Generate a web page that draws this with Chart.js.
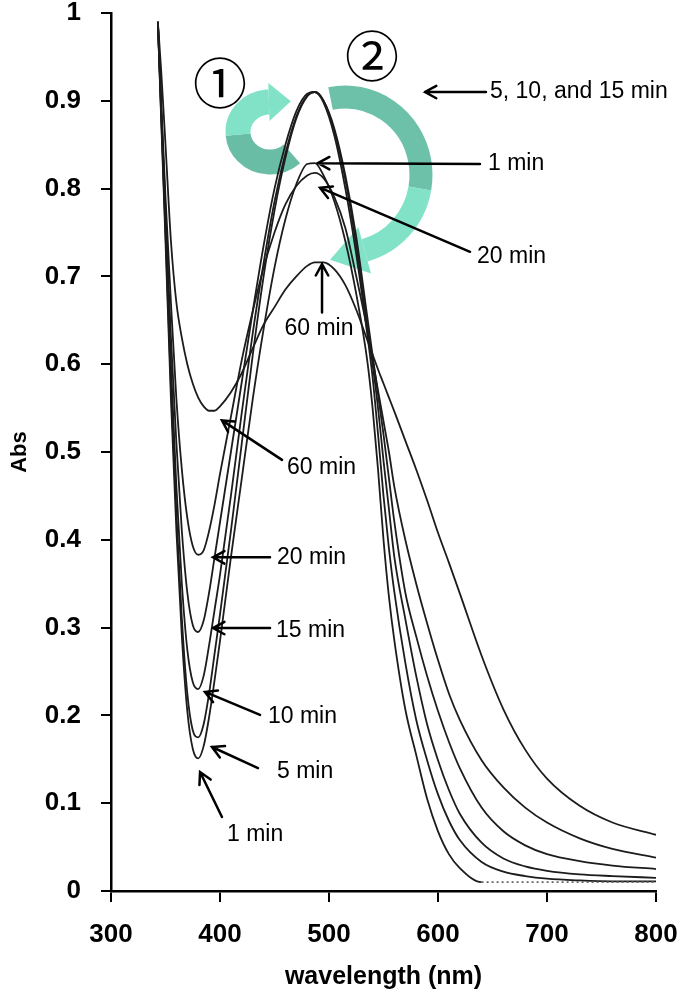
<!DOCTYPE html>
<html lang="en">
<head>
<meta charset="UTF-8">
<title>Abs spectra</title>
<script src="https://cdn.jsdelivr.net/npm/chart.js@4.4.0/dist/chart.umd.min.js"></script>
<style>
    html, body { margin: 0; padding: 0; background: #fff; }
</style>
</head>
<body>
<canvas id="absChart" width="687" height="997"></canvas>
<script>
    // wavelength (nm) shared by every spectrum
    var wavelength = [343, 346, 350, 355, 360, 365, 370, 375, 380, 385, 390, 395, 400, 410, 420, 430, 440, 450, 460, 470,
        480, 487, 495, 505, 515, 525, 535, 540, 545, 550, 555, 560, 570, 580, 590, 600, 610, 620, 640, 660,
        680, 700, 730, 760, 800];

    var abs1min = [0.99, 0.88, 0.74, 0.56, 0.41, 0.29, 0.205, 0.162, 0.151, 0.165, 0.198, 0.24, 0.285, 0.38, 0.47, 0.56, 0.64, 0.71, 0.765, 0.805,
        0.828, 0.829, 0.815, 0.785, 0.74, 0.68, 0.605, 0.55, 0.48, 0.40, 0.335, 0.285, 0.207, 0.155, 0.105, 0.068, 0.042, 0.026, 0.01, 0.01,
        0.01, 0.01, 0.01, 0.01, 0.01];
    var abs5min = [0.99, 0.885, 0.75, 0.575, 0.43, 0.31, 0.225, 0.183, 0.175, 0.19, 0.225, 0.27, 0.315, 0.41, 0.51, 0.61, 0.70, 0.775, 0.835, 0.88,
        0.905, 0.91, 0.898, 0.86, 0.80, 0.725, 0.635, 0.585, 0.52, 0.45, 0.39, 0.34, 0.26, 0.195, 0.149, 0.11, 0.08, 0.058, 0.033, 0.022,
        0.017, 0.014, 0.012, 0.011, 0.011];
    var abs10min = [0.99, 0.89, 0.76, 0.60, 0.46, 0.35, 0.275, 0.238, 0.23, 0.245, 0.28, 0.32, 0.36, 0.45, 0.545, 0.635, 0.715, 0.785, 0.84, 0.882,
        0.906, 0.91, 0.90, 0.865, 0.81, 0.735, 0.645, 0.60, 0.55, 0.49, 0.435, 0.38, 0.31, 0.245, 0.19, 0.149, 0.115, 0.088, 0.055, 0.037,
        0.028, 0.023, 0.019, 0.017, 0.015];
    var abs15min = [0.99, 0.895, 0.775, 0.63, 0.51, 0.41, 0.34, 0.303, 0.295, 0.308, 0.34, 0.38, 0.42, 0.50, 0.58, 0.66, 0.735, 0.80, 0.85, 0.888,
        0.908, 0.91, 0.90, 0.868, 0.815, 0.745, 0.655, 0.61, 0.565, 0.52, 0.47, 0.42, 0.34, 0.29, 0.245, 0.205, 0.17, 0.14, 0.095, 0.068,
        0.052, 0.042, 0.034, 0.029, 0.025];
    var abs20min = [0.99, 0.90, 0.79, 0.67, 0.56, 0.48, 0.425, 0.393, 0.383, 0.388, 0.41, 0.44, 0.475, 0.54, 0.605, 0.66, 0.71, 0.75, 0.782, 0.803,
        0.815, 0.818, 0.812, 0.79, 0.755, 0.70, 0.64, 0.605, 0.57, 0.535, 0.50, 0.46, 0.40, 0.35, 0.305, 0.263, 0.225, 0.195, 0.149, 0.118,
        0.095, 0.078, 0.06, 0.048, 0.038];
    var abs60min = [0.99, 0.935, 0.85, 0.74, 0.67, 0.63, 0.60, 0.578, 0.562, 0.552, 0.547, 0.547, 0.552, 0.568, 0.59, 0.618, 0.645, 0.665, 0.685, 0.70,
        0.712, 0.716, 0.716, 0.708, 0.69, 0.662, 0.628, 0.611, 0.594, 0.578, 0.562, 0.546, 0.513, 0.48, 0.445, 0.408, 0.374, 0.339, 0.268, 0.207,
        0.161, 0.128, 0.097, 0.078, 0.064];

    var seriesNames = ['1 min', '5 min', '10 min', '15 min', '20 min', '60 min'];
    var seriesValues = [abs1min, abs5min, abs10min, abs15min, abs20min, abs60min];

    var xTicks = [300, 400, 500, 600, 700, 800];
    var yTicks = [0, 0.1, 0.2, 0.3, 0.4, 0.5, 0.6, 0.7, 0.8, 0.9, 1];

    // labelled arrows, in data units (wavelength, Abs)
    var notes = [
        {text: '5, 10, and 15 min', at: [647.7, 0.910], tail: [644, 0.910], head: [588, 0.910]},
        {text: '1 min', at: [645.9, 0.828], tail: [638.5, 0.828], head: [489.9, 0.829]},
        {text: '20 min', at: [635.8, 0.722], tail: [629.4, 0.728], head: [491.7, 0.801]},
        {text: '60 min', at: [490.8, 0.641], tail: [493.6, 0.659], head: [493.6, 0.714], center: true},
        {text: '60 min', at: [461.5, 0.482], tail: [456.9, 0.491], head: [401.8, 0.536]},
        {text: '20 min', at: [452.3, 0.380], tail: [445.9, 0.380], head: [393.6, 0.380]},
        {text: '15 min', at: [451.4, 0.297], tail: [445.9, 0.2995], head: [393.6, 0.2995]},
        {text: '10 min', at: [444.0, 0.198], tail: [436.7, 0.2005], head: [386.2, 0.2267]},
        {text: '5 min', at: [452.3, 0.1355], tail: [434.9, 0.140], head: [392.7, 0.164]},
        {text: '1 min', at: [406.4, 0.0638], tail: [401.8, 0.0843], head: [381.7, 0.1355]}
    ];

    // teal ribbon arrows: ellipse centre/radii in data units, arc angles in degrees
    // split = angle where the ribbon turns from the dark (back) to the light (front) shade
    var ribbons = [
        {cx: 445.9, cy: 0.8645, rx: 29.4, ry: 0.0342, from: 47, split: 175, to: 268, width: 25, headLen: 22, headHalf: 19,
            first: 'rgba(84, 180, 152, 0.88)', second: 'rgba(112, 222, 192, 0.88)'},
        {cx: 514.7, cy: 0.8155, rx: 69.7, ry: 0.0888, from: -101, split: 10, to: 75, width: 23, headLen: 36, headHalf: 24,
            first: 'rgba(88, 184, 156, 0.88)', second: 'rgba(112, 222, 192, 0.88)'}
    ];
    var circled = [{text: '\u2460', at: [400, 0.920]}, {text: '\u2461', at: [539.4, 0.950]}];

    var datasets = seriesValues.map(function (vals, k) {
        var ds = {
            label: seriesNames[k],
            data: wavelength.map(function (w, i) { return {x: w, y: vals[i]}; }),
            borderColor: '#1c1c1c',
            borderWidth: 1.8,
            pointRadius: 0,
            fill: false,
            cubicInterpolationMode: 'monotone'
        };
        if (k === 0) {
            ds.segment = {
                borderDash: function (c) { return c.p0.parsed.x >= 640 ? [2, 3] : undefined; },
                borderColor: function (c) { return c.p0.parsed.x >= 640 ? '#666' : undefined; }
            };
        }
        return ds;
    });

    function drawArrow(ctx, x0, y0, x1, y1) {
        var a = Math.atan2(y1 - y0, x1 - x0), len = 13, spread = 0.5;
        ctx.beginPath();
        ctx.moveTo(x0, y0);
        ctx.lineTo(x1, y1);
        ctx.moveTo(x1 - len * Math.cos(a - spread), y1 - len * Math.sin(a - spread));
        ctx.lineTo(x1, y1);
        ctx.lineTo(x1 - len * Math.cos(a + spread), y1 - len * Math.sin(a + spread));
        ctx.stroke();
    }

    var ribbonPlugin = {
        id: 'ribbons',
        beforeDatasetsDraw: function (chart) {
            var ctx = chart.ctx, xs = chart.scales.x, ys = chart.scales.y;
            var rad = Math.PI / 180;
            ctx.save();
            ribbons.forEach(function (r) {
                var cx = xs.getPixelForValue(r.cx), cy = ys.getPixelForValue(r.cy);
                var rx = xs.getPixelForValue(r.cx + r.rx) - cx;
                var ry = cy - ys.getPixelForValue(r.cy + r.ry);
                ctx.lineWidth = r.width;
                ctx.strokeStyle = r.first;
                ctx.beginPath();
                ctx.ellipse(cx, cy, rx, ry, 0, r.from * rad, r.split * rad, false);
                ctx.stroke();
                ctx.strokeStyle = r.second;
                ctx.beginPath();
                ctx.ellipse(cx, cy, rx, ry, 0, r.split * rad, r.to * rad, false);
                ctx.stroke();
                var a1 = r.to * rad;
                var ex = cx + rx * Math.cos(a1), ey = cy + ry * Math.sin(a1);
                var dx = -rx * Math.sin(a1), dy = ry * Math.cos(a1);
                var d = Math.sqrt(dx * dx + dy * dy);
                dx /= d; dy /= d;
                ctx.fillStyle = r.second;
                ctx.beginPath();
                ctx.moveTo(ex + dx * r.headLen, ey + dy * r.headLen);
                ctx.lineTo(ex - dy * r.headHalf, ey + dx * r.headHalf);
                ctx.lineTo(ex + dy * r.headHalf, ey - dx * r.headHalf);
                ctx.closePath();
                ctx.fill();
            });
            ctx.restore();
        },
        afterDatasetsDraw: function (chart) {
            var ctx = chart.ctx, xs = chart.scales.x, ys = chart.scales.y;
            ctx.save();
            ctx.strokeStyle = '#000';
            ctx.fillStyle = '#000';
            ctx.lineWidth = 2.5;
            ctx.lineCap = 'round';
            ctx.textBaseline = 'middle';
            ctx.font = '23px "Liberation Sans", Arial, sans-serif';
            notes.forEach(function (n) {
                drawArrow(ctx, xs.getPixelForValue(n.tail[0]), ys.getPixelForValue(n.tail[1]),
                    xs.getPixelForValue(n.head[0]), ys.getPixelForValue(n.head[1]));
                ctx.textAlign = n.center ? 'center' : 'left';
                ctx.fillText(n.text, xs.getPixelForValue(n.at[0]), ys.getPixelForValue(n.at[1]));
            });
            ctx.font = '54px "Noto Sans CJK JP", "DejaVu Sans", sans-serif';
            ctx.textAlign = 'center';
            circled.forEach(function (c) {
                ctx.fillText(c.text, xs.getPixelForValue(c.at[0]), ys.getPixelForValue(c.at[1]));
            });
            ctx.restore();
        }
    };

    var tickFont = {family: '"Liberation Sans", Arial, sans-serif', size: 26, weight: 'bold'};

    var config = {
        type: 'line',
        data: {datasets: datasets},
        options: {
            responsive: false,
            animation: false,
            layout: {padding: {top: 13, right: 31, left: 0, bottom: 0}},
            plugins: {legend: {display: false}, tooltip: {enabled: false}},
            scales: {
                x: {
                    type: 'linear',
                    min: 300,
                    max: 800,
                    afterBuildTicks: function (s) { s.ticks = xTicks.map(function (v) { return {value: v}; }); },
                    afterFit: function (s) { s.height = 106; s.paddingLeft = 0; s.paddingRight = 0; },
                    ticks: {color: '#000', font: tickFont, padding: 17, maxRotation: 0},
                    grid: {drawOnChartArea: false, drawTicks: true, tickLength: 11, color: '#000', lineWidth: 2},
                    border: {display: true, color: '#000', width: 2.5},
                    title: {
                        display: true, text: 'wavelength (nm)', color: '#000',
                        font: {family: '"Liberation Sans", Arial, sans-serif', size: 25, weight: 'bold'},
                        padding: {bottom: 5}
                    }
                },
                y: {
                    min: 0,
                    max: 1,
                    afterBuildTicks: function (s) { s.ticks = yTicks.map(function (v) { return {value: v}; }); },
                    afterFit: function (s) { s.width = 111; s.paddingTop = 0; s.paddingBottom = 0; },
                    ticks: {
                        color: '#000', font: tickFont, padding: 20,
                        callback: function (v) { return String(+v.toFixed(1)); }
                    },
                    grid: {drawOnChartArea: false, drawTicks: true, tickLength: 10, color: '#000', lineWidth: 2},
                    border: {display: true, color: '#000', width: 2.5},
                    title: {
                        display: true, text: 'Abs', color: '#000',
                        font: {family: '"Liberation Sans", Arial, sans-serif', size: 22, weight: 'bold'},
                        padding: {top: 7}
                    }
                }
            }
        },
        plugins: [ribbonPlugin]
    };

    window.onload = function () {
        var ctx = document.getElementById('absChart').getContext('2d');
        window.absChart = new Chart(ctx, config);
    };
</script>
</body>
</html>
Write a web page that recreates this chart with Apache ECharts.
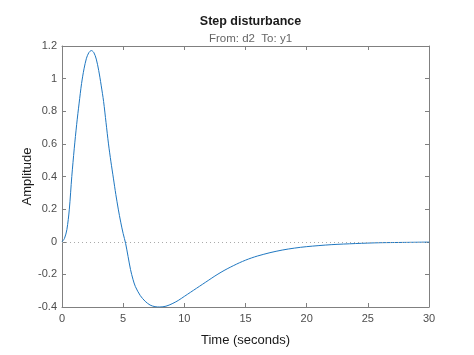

- [Exercise description] Write out each line of the listing above, exactly, from its first line to the line holding "680, 700, 730, 760, 800];", inclusive. Skip the pictures.

- [The result]
Generate a web page that draws this with Chart.js.
<!DOCTYPE html>
<html lang="en">
<head>
<meta charset="UTF-8">
<title>Abs spectra</title>
<script src="https://cdn.jsdelivr.net/npm/chart.js@4.4.0/dist/chart.umd.min.js"></script>
<style>
    html, body { margin: 0; padding: 0; background: #fff; }
</style>
</head>
<body>
<canvas id="absChart" width="687" height="997"></canvas>
<script>
    // wavelength (nm) shared by every spectrum
    var wavelength = [343, 346, 350, 355, 360, 365, 370, 375, 380, 385, 390, 395, 400, 410, 420, 430, 440, 450, 460, 470,
        480, 487, 495, 505, 515, 525, 535, 540, 545, 550, 555, 560, 570, 580, 590, 600, 610, 620, 640, 660,
        680, 700, 730, 760, 800];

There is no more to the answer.